In fact the time came long ago: as long ago as the turn
of the century when a campaigner for women's suffrage
wrote, " to sum up all reasons in one it is just."
The numbers speak for themselves. Of the 837 Members of
Parliament in Australia, only 118, or 14 per cent are
women. Of the total number of ALP Members of Parliament
17 per cent are women. In the House of Representatives
there are 13 women or 9 per cent. Of the ALP Members,
11 per cent are women.
The Labor Party should not claim that the underrepresentation
of women is someone else's problem.
Nor can anyone claim, of course, that it is a result of
chance or the merit principle in action.
There is no question that we have to tackle
discrimination both direct and indirect.
Indirect discrimination is likely to be the hardest to
shift because very often it is coming from entrenched
cultural habits and perspectives.
Cultural change is difficult but not impossible. it
seems to me that the starting point is recognition of
necessity. That is what, for instance, drove the change
in our industrial culture in the last decade.
In the ALP we now have to take on the business of equal
representation as a necessity. It has to become part of
Labor Party culture.
We have to take up the battle for hearts and minds on
this, and at the same time pursue the necessary
structural change.
The campaign in the Party under the heading " Half by
2000" is one way of doing this. And I support it.

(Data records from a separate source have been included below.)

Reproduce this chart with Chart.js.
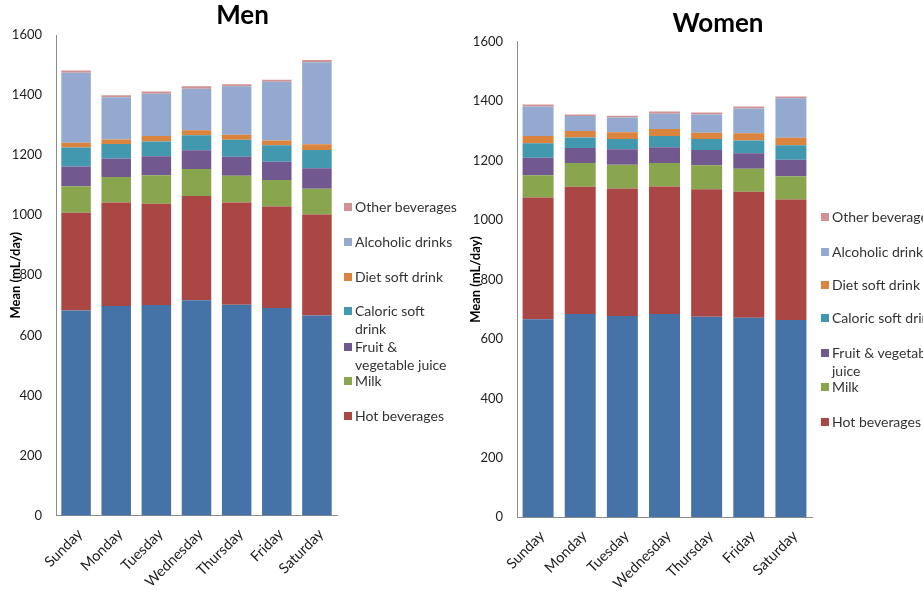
<!DOCTYPE html>
<html><head><meta charset="utf-8">
<script src="https://cdn.jsdelivr.net/npm/chart.js@4"></script>
<style>
html,body{margin:0;padding:0;width:923px;height:591px;overflow:hidden;background:#fff;font-family:Lato,sans-serif;}
.wrap{position:absolute;top:0;}
.leg{position:absolute;font-size:14px;line-height:18px;color:#333;white-space:nowrap;font-family:Lato,sans-serif;}
.leg i{position:absolute;left:-11px;top:5px;width:8px;height:8px;}
</style></head>
<body>
<div class="wrap" style="left:0;width:485px;height:591px"><canvas id="men" width="485" height="591"></canvas></div>
<div class="wrap" style="left:460px;width:516px;height:591px"><canvas id="women" width="516" height="591"></canvas></div>
<div id="legends"></div>
<script>
const days = ['Sunday','Monday','Tuesday','Wednesday','Thursday','Friday','Saturday'];
const seriesNames = ['Water','Hot beverages','Milk','Fruit & vegetable juice','Caloric soft drink','Diet soft drink','Alcoholic drinks','Other beverages'];
const yTicks = [0,200,400,600,800,1000,1200,1400,1600];

const menWater    = [683,698,701,717,702,691,666];
const menHot      = [325,344,337,347,340,338,336];
const menMilk     = [88,85,95,90,89,88,86];
const menJuice    = [66,62,63,62,64,61,68];
const menCaloric  = [63,48,49,50,56,55,61];
const menDiet     = [16,15,19,17,17,16,19];
const menAlcohol  = [233,141,140,138,161,195,273];
const menOther    = [8,6,8,8,7,7,8];

const womenWater   = [666,684,677,684,675,671,664];
const womenHot     = [410,428,429,429,429,424,405];
const womenMilk    = [75,80,80,79,80,78,78];
const womenJuice   = [59,50,52,53,52,52,56];
const womenCaloric = [48,36,35,38,37,43,49];
const womenDiet    = [25,22,22,23,21,24,25];
const womenAlcohol = [99,50,50,52,61,83,133];
const womenOther   = [7,5,6,7,7,7,6];

const colors = ['#4572A7','#AA4643','#89A54E','#71588F','#4198AF','#DB843D','#93A9CF','#D19392'];

function buildChart(id, title, series, cfg){
  const datasets = series.map((d,i)=>({
    label: seriesNames[i], data: d, backgroundColor: colors[i], borderWidth:0,
    categoryPercentage:1, barPercentage:0.735
  }));
  return new Chart(document.getElementById(id), {
    type:'bar',
    data:{labels:days, datasets},
    options:{
      responsive:false, animation:false,
      layout:{padding:0},
      plugins:{
        legend:{display:false}, tooltip:{enabled:false},
        title:{display:true,text:title,color:'#000',
          font:{family:'Lato',size:26,weight:'bold'},
          padding:{top:cfg.titleTop,bottom:cfg.titleBottom}}
      },
      scales:{
        x:{stacked:true,
          grid:{display:false,drawTicks:false},
          border:{display:true,color:'#8c8c8c'},
          ticks:{autoSkip:false,maxRotation:45,minRotation:45,color:'#222',
            font:{family:'Lato',size:14.5},padding:10,labelOffset:4},
          afterFit:s=>{s.height=cfg.xHeight;}
        },
        y:{stacked:true,min:0,max:1600,
          grid:{display:false,drawTicks:false},
          border:{display:true,color:'#8c8c8c'},
          afterBuildTicks:s=>{s.ticks=yTicks.map(v=>({value:v}));},
          ticks:{color:'#222',font:{family:'Lato',size:13},padding:14,
            callback:v=>String(v)},
          title:{display:true,text:'Mean (mL/day)',color:'#000',
            font:{family:'Lato',size:13,weight:'bold'},padding:{top:8,bottom:0}},
          afterFit:s=>{s.width=cfg.yWidth;}
        },
        space:{position:'right',display:true,
          grid:{display:false,drawTicks:false},
          border:{display:false},
          ticks:{display:false},
          afterFit:s=>{s.width=cfg.padRight;}
        }
      }
    }
  });
}

buildChart('men','Men',[menWater,menHot,menMilk,menJuice,menCaloric,menDiet,menAlcohol,menOther],
  {padRight:148,titleTop:0,titleBottom:3.8,xHeight:75.5,yWidth:56});
buildChart('women','Women',[womenWater,womenHot,womenMilk,womenJuice,womenCaloric,womenDiet,womenAlcohol,womenOther],
  {padRight:164,titleTop:8,titleBottom:2.5,xHeight:73.7,yWidth:57});

// HTML legends (Water has no entry in the reference)
const legendLayouts = [
  {x:355, items:[
    [7,206.7,'Other beverages'],[6,241.7,'Alcoholic drinks'],[5,276.7,'Diet soft drink'],
    [4,310.7,'Caloric soft<br>drink'],[3,346.7,'Fruit &amp;<br>vegetable juice'],[2,381,'Milk'],[1,416,'Hot beverages']]},
  {x:832, items:[
    [7,216.7,'Other beverages'],[6,251.7,'Alcoholic drinks'],[5,285,'Diet soft drink'],
    [4,318.3,'Caloric soft drink'],[3,353.3,'Fruit &amp; vegetable<br>juice'],[2,387.3,'Milk'],[1,421.7,'Hot beverages']]}
];
const host = document.getElementById('legends');
legendLayouts.forEach(L=>{
  L.items.forEach(([si,cy,txt])=>{
    const d=document.createElement('div');
    d.className='leg';
    d.style.left=L.x+'px';
    d.style.top=(cy-9)+'px';
    d.innerHTML='<i style="background:'+colors[si]+'"></i>'+txt;
    host.appendChild(d);
  });
});
</script>
</body></html>
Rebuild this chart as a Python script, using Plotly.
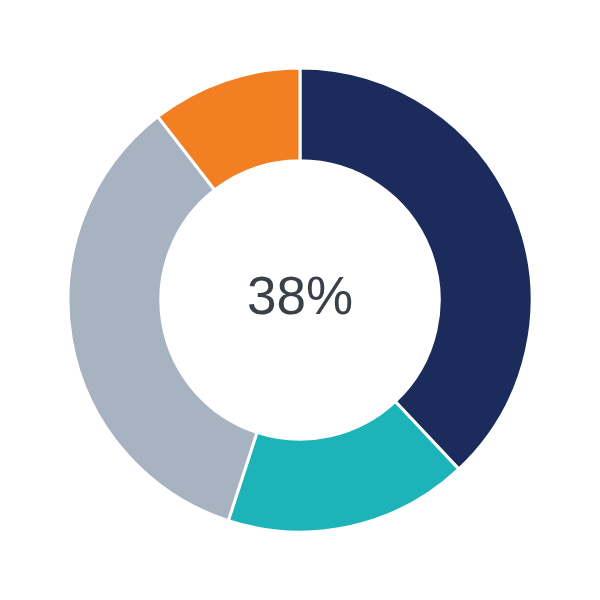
import plotly.graph_objects as go

# segment data, clockwise from 12 o'clock
labels = ['Navy', 'Teal', 'Gray', 'Orange']
values = [38, 17, 34.5, 10.5]
colors = ['#1b2b5b', '#1cb4b8', '#a8b3c2', '#f27f21']
center_label = '38%'

fig = go.Figure(go.Pie(
    labels=labels,
    values=values,
    hole=0.6,
    sort=False,
    direction='clockwise',
    rotation=0,
    marker=dict(colors=colors, line=dict(color='white', width=3)),
    textinfo='none',
    hoverinfo='label+percent',
    showlegend=False
))

fig.add_annotation(
    text=center_label, x=0.5, y=0.5, xref='paper', yref='paper',
    showarrow=False, yshift=5,
    font=dict(family='Liberation Sans, Arial, sans-serif', size=53, color='#3b3f48')
)

# margins offset by 8px to make up for the page's body margin
fig.update_layout(
    width=600,
    height=600,
    margin=dict(l=60, r=76, t=60, b=76),
    paper_bgcolor='white',
    plot_bgcolor='white'
)

fig.write_html("out.html")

I support increasing the number of women in all federal
and state caucuses. Whether we reach that goal of 50 per

cent depends on many things, not least of which is our
continuing to win elections.
But the goal is important to indicate what we stand for
and to measure our progress.
If you will permit me to return to a theme of mine I
have always believed that when Labor stops reforming,
Labor will lose power.
It is the old bicycle principle if you lose the
strength or the will to pedal you'll fall over. If we
stop pursuing our social democratic ambitions and our
national ambitions we will stop being the government of
the Commonwealth.
In a speech to the NSW Labor Party earlier this year, I
said to keep up the momentum of reform we had to look at
ourselves. That we had to reform the Party.
The Organisation Review process of discussion and debate
on the future structure of the Party has begun.

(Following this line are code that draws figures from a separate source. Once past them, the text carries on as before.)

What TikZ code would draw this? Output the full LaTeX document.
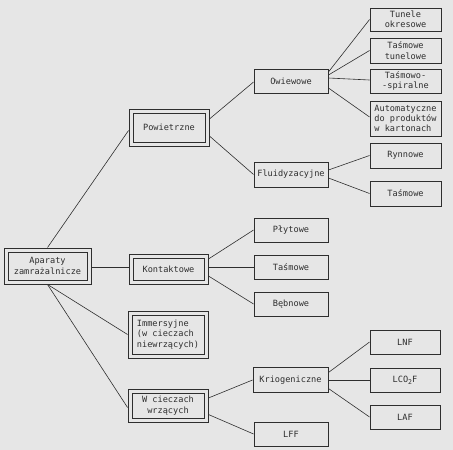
\documentclass[tikz,border=0pt]{standalone}
\usepackage{fontspec}
\newfontfamily\plotfont{DejaVu Sans Mono}
\definecolor{bg}{HTML}{E6E6E6}
\definecolor{ink}{HTML}{2E2E2E}
\tikzset{
  box/.style={draw=ink, line width=0.9pt, text=ink,
    font=\plotfont\fontsize{8.6pt}{10.3pt}\selectfont,
    align=center, inner sep=0pt, minimum width=74pt, minimum height=24pt},
  dbox/.style={box},
  innerframe/.style={draw=ink, line width=0.9pt},
  link/.style={draw=ink, line width=0.6pt},
}
\begin{document}
\begin{tikzpicture}[x=1pt,y=-1pt]
\useasboundingbox (0,0) rectangle (453,450);
\fill[bg] (0,0) rectangle (453,450);
% level 0
\node[dbox, minimum width=87pt, minimum height=36pt] (ap) at (47.5,266) {Aparaty\\zamrażalnicze};
% level 1
\node[dbox, minimum width=80pt, minimum height=37pt] (pow) at (169,127.5) {Powietrzne};
\node[dbox, minimum width=79pt, minimum height=30pt] (kon) at (168.5,269) {Kontaktowe};
\node[dbox, minimum width=80pt, minimum height=47pt, align=left] (imm) at (168,334.5) {Immersyjne\\(w cieczach\\niewrzących)};
\node[dbox, minimum width=80pt, minimum height=33pt] (wc) at (168,405.5) {W cieczach\\wrzących};
\foreach \n in {ap,pow,kon,imm,wc}
  \draw[innerframe] ([shift={(4.5,4.5)}]\n.north west) rectangle ([shift={(-4.5,-4.5)}]\n.south east);
% level 2
\node[box] (owi) at (291,81) {Owiewowe};
\node[box, minimum height=25pt] (flu) at (291,174.5) {Fluidyzacyjne};
\node[box] (ply) at (291,230) {Płytowe};
\node[box] (tk) at (291,267) {Taśmowe};
\node[box] (beb) at (291,304) {Bębnowe};
\node[box, minimum width=75pt, minimum height=25pt] (kri) at (290.5,380) {Kriogeniczne};
\node[box] (lff) at (291,434) {LFF};
% level 3
\node[box, minimum width=71pt, minimum height=23pt] (tun) at (405.5,19.5) {Tunele\\okresowe};
\node[box, minimum width=71pt, minimum height=25pt] (tt) at (405.5,50.5) {Taśmowe\\tunelowe};
\node[box, minimum width=71pt, minimum height=24pt] (ts) at (405.5,81) {Taśmowo-\\-spiralne};
\node[box, minimum width=71pt, minimum height=35pt, align=left] (aut) at (405.5,118.5) {Automatyczne\\do produktów\\w kartonach};
\node[box, minimum width=71pt, minimum height=25pt] (ryn) at (405.5,155.5) {Rynnowe};
\node[box, minimum width=71pt, minimum height=25pt] (tas) at (405.5,193.5) {Taśmowe};
\node[box, minimum width=70pt] (lnf) at (405,342) {LNF};
\node[box, minimum width=70pt] (lco) at (405,380) {LCO\raisebox{-2pt}{\fontsize{6.5pt}{6.5pt}\selectfont 2}F};
\node[box, minimum width=70pt] (laf) at (405,417) {LAF};
% connectors
\draw[link] (ap.north) -- ([yshift=-3pt]pow.west);
\draw[link] (ap.east |- tk) -- (kon.west |- tk);
\draw[link] (ap.south) -- (imm.west);
\draw[link] (ap.south) -- ([yshift=-2pt]wc.west);
\draw[link] ([yshift=8.5pt]pow.east) -- ([yshift=-1pt]owi.west);
\draw[link] ([yshift=-8.5pt]pow.east) -- (flu.west);
\draw[link] ([yshift=9pt]owi.east) -- (tun.west);
\draw[link] ([yshift=6pt]owi.east) -- (tt.west);
\draw[link] ([yshift=3pt]owi.east) -- ([yshift=1pt]ts.west);
\draw[link] ([yshift=-7pt]owi.east) -- ([yshift=1.5pt]aut.west);
\draw[link] ([yshift=4.5pt]flu.east) -- (ryn.west);
\draw[link] ([yshift=-3.5pt]flu.east) -- (tas.west);
\draw[link] ([yshift=10pt]kon.east) -- (ply.west);
\draw[link] (kon.east |- tk) -- (tk.west);
\draw[link] ([yshift=-7pt]kon.east) -- (beb.west);
\draw[link] ([yshift=7.5pt]wc.east) -- (kri.west);
\draw[link] ([yshift=-9pt]wc.east) -- (lff.west);
\draw[link] ([yshift=7.5pt]kri.east) -- (lnf.west);
\draw[link] (kri.east) -- (kri.east -| lco.west);
\draw[link] ([yshift=-8.5pt]kri.east) -- (laf.west);
\end{tikzpicture}
\end{document}
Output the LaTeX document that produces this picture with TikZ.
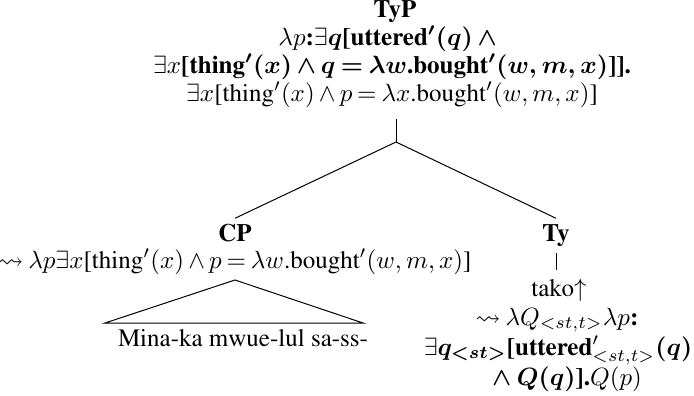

And as part of this process, I have asked the National
Secretary, Gary Gray, to report to me before next year's
national conference with specific recommendations on what
changes are necessary to increase the number of women in
state and federal caucuses.
Early next year, I will also be meeting with the state
Labor leaders to pursue the issue.
This is a Government of reform, you can be sure of that.

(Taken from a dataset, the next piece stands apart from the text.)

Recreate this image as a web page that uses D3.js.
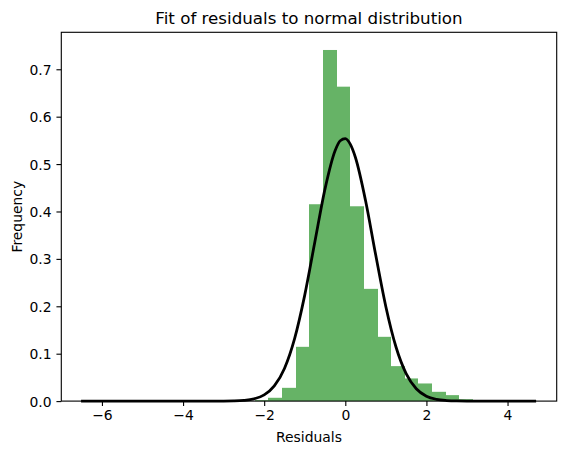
<!DOCTYPE html>
<html>
<head>
<meta charset="utf-8">
<script src="https://cdn.jsdelivr.net/npm/d3@7"></script>
<style>
  html, body { margin: 0; padding: 0; background: #fff; }
  svg { display: block; font-family: "DejaVu Sans", sans-serif; }
</style>
</head>
<body>
<svg id="chart" width="567" height="455"></svg>
<script>
// ---- data ----
const binWidth = 0.3365;
const binLefts = [-2.235, -1.898, -1.562, -1.225, -0.889, -0.552, -0.216, 0.121, 0.457, 0.794, 1.130, 1.467, 1.804, 2.140, 2.477, 2.813, 3.150, 3.486];
const binHeights = [0.002, 0.007, 0.028, 0.1145, 0.4153, 0.7407, 0.6633, 0.411, 0.2368, 0.1356, 0.0738, 0.0478, 0.0372, 0.0196, 0.0126, 0.004, 0.002, 0.001];

const curveX = [-6.48, -3.5, -3.0, -2.75, -2.5, -2.25, -2.0, -1.75, -1.5, -1.25, -1.0, -0.75, -0.5, -0.25, -0.125, 0.0, 0.125, 0.25, 0.5, 0.75, 1.0, 1.25, 1.5, 1.75, 2.0, 2.25, 2.5, 2.75, 3.0, 3.5, 4.67];
const curveY = [0.0, 0.0, 0.0001, 0.0004, 0.0015, 0.0048, 0.0131, 0.032, 0.0689, 0.1319, 0.2236, 0.3361, 0.4478, 0.5288, 0.5493, 0.5536, 0.5414, 0.5138, 0.4226, 0.3081, 0.1991, 0.1141, 0.058, 0.0261, 0.0104, 0.0037, 0.0012, 0.0003, 0.0001, 0.0, 0.0];

const xTicks = [-6, -4, -2, 0, 2, 4];
const yTicks = [0.0, 0.1, 0.2, 0.3, 0.4, 0.5, 0.6, 0.7];

const titleText = "Fit of residuals to normal distribution";
const xLabelText = "Residuals";
const yLabelText = "Frequency";

// ---- layout ----
const L = 61.3, R = 556.7, T = 32.3, B = 401.1;
const svg = d3.select("#chart");

const x = d3.scaleLinear().domain([-7.002, 5.212]).range([L, R]);
const y = d3.scaleLinear().domain([0, 0.778]).range([B, T]);

// bars: each bar ends where the next begins, edges rounded to whole pixels
const bars = binLefts.map((l, i) => ({
  l,
  r: i < binLefts.length - 1 ? binLefts[i + 1] : l + binWidth,
  h: binHeights[i]
}));
svg.append("g")
  .selectAll("rect")
  .data(bars)
  .join("rect")
  .attr("x", d => Math.round(x(d.l)))
  .attr("width", d => Math.round(x(d.r)) - Math.round(x(d.l)))
  .attr("y", d => y(d.h))
  .attr("height", d => y(0) - y(d.h))
  .attr("fill", "green")
  .attr("fill-opacity", 0.6);

// pdf line
const line = d3.line()
  .x(d => x(d[0]))
  .y(d => y(d[1]))
  .curve(d3.curveMonotoneX);
svg.append("path")
  .datum(curveX.map((v, i) => [v, curveY[i]]))
  .attr("d", line)
  .attr("fill", "none")
  .attr("stroke", "black")
  .attr("stroke-width", 2.78)
  .attr("stroke-linejoin", "round")
  .attr("stroke-linecap", "square");

const minus = s => s.replace("-", "\u2212");

// axes
const xAxis = d3.axisBottom(x).tickValues(xTicks).tickSize(4.86).tickPadding(4.5)
  .tickFormat(d => minus(d3.format("d")(d)));
const gx = svg.append("g").attr("transform", `translate(0,${B})`).call(xAxis);
gx.select(".domain").remove();
gx.selectAll(".tick line").attr("stroke", "black").attr("stroke-width", 1.11);
gx.selectAll(".tick text").attr("font-size", "13.9px").attr("fill", "black")
  .attr("font-family", "DejaVu Sans").attr("dy", "0.72em");

const yAxis = d3.axisLeft(y).tickValues(yTicks).tickSize(4.86).tickPadding(4.86)
  .tickFormat(d3.format(".1f"));
const gy = svg.append("g").attr("transform", `translate(${L},0)`).call(yAxis);
gy.select(".domain").remove();
gy.selectAll(".tick line").attr("stroke", "black").attr("stroke-width", 1.11);
gy.selectAll(".tick text").attr("font-size", "13.9px").attr("fill", "black")
  .attr("font-family", "DejaVu Sans").attr("dy", "0.36em");

// frame
svg.append("rect")
  .attr("x", L).attr("y", T).attr("width", R - L).attr("height", B - T)
  .attr("fill", "none").attr("stroke", "black").attr("stroke-width", 1.11);

// title & labels
svg.append("text").attr("x", (L + R) / 2).attr("y", 24)
  .attr("text-anchor", "middle").attr("font-size", "16.7px").attr("fill", "black")
  .text(titleText);
svg.append("text").attr("x", (L + R) / 2).attr("y", 442)
  .attr("text-anchor", "middle").attr("font-size", "13.9px").attr("fill", "black")
  .text(xLabelText);
svg.append("text")
  .attr("transform", `translate(22,${(T + B) / 2}) rotate(-90)`)
  .attr("text-anchor", "middle").attr("font-size", "13.9px").attr("fill", "black")
  .text(yLabelText);
</script>
</body>
</html>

We are determined to confront those changing realities of
contemporary life at home, in our region and in the
world and create a country which can share in the best
the future has to offer.
I mean more and better jobs, more opportunities for
Australians of this and future generations, more security
for all Australians.
At the same time, as we take up the challenge of
contemporary change we are determined to do all we can to
solve those problems which governments have neglected for
generations. We do these things because it is consistent with the
Labor Party's commitment to social justice. We also do
them because it makes sense.
It makes sense, for instance, to deliver justice to
indigenous Australians because this country will gain in
respect and self-esteem, and in time it will gain from
bringing into the mainstream people whose talents and
energy have until now been wasted on the margins.

Equally, it makes sense to ensure that the half of the
population who are women are in no sense left on the
margins the margins of society, the margins of justice,
or the margins of our representative institutions.
Every time we expand Australian democracy, every time we
extend the limits of freedom and justice, every time we
include in all the reaches of our national life all the
people of Australia, we make it stronger.
When we talk about women sharing power in Australia it is
a sufficient argument to say that it is " just" but it
is an irrefutable argument to say that it is both just
and, because it is in the interests of Australia, also
very wise.
Thank you for having me here. It is now my pleasure and
privilege to declare this conference open.